Do this: Exactly the lines from the line containing "Write the Chart.js code for this chart." through the line containing "const groupArrowX = [0.4576, 0.4576];" are to be echoed, with both included and pictures left out.

Records supplied:
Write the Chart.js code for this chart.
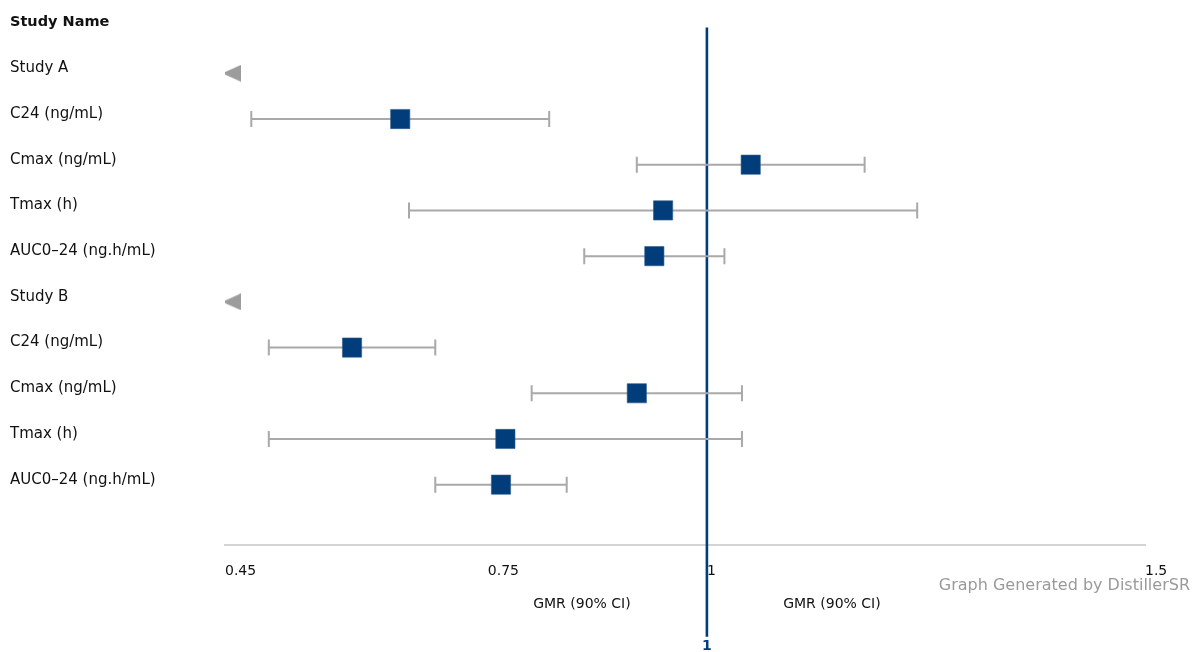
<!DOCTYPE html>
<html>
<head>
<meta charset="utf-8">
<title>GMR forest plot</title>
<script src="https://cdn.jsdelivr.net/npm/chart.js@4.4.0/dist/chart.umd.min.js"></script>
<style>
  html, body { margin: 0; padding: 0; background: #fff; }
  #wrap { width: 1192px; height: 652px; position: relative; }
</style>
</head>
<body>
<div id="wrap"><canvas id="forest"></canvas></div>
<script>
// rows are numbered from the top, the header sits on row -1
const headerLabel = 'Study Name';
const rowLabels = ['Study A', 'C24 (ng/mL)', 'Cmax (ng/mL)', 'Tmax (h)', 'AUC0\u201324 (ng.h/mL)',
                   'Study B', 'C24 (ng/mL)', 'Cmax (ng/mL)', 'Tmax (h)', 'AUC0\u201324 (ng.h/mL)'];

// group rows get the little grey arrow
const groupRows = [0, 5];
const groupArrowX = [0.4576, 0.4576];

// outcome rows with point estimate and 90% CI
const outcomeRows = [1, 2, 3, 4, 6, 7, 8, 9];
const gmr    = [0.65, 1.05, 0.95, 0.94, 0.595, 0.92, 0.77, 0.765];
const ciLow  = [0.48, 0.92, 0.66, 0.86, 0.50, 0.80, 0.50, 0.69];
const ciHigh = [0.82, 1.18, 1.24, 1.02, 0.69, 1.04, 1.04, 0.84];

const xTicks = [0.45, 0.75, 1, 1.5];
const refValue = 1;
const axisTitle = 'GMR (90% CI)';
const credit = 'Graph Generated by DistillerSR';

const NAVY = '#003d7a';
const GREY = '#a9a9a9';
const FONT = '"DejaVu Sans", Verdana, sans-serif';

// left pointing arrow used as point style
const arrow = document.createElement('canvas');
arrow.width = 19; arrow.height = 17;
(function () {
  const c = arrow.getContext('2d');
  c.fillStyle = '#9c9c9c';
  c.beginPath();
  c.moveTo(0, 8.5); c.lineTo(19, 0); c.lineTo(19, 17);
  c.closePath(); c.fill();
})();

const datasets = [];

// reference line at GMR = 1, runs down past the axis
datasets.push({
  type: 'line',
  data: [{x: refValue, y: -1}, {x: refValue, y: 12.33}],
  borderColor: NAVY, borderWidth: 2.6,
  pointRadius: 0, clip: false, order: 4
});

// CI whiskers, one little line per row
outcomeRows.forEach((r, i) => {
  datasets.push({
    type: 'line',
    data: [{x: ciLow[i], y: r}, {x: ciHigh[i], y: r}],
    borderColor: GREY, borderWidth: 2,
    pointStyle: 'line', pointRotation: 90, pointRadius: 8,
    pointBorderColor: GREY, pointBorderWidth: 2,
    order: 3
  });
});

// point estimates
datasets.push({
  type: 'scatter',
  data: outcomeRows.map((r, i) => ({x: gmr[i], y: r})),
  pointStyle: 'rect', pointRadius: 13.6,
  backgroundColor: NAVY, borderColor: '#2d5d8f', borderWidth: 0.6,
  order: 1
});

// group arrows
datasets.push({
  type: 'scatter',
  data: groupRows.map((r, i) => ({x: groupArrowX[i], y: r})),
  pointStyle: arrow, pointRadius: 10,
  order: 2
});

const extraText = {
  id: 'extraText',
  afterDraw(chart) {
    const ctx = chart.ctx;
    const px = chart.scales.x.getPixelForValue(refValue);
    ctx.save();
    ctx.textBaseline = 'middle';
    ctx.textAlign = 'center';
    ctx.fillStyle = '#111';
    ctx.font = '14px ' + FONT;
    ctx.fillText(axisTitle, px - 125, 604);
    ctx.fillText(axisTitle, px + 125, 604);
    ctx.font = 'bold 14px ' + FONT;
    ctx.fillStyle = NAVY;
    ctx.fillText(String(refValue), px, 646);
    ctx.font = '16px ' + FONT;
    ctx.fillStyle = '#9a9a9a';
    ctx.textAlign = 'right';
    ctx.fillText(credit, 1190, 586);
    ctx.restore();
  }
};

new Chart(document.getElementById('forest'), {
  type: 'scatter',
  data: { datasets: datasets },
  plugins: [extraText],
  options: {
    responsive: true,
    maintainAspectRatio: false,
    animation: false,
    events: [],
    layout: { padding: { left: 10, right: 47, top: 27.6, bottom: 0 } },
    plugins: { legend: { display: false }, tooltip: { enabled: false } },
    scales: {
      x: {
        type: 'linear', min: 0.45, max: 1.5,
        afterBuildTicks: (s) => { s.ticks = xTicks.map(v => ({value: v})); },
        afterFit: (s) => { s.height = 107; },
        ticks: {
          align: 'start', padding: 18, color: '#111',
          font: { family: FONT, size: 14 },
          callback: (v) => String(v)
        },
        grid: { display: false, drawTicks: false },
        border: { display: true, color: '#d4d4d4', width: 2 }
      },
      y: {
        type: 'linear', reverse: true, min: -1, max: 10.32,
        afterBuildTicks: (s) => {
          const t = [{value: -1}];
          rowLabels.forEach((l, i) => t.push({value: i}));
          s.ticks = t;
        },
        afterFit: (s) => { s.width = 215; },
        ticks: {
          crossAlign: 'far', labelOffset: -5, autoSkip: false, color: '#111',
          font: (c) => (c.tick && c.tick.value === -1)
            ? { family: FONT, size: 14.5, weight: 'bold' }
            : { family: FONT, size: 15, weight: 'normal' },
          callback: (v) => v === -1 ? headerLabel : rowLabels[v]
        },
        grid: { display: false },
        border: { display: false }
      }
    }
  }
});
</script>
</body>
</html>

---

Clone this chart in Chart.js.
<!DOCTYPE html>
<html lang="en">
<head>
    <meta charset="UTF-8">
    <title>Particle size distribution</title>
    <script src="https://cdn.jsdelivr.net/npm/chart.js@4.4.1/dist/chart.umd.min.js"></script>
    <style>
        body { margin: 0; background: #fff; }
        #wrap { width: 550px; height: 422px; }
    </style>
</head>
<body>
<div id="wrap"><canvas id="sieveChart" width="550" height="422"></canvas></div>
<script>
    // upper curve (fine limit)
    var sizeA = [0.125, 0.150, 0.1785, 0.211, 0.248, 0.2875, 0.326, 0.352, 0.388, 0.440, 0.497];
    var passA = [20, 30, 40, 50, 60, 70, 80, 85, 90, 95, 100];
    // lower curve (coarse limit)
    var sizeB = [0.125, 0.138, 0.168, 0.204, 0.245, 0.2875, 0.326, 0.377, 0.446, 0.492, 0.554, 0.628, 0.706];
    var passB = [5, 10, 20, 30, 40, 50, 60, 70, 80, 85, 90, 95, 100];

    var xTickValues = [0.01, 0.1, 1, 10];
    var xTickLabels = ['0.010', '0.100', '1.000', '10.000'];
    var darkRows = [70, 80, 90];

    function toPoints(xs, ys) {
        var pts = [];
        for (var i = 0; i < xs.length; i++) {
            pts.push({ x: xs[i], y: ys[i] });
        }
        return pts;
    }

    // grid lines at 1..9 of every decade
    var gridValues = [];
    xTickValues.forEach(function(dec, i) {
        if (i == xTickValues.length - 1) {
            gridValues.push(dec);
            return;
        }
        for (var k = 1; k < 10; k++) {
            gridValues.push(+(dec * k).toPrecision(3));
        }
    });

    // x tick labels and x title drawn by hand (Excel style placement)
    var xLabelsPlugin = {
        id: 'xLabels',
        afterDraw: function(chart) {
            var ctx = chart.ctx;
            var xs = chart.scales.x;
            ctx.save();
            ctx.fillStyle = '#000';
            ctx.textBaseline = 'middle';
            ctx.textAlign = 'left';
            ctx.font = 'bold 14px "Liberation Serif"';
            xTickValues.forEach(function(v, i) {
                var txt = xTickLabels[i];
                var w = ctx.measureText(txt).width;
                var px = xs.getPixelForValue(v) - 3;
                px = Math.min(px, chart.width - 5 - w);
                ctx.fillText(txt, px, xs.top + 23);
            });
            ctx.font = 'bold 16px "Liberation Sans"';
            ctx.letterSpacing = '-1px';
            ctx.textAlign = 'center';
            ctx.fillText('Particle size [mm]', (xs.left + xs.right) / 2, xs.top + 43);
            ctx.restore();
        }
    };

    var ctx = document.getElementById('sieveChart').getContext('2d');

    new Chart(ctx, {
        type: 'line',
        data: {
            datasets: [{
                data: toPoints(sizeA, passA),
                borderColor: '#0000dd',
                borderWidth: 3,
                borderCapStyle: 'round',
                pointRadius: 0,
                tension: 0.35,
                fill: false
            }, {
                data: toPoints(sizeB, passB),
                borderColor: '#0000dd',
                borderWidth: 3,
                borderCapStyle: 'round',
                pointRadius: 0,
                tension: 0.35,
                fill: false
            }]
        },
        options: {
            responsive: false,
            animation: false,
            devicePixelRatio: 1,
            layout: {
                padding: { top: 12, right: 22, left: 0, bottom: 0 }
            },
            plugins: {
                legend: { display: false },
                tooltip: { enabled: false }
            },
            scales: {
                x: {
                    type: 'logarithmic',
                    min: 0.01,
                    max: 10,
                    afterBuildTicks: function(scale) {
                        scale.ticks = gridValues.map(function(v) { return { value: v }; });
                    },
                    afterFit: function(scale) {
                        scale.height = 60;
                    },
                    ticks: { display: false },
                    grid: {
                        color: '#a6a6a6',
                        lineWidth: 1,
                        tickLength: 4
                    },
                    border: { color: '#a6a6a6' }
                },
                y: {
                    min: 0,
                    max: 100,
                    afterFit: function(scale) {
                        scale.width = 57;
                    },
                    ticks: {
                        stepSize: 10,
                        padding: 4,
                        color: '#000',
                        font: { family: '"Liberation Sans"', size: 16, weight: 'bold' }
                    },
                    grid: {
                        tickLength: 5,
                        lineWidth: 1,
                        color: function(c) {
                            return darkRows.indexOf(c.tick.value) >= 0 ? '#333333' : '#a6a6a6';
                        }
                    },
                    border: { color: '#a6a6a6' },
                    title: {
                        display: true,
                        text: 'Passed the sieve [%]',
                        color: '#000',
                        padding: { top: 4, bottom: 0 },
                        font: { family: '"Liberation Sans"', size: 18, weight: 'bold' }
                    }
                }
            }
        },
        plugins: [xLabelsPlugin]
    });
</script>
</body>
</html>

--

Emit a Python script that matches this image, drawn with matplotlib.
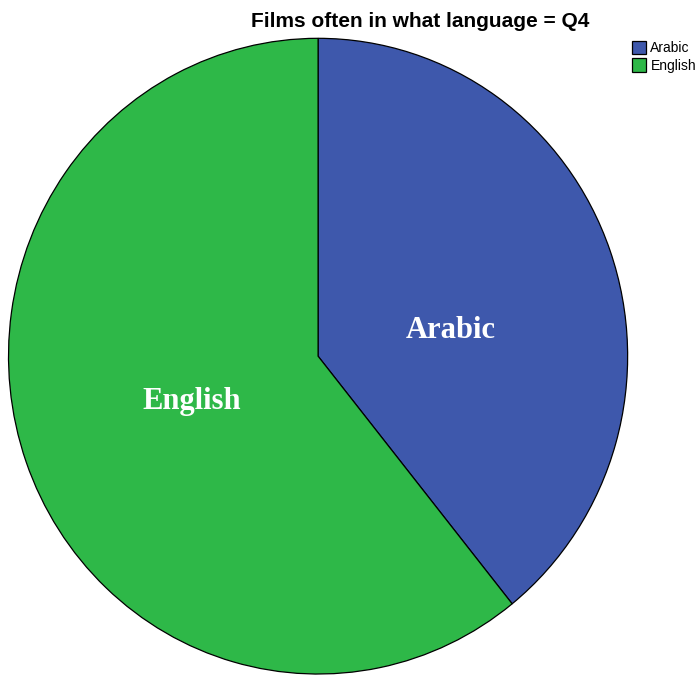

Solution to the exercise:
Write the Chart.js code for this chart.
<!DOCTYPE html>
<html>
<head>
<meta charset="utf-8">
<title>GMR forest plot</title>
<script src="https://cdn.jsdelivr.net/npm/chart.js@4.4.0/dist/chart.umd.min.js"></script>
<style>
  html, body { margin: 0; padding: 0; background: #fff; }
  #wrap { width: 1192px; height: 652px; position: relative; }
</style>
</head>
<body>
<div id="wrap"><canvas id="forest"></canvas></div>
<script>
// rows are numbered from the top, the header sits on row -1
const headerLabel = 'Study Name';
const rowLabels = ['Study A', 'C24 (ng/mL)', 'Cmax (ng/mL)', 'Tmax (h)', 'AUC0\u201324 (ng.h/mL)',
                   'Study B', 'C24 (ng/mL)', 'Cmax (ng/mL)', 'Tmax (h)', 'AUC0\u201324 (ng.h/mL)'];

// group rows get the little grey arrow
const groupRows = [0, 5];
const groupArrowX = [0.4576, 0.4576];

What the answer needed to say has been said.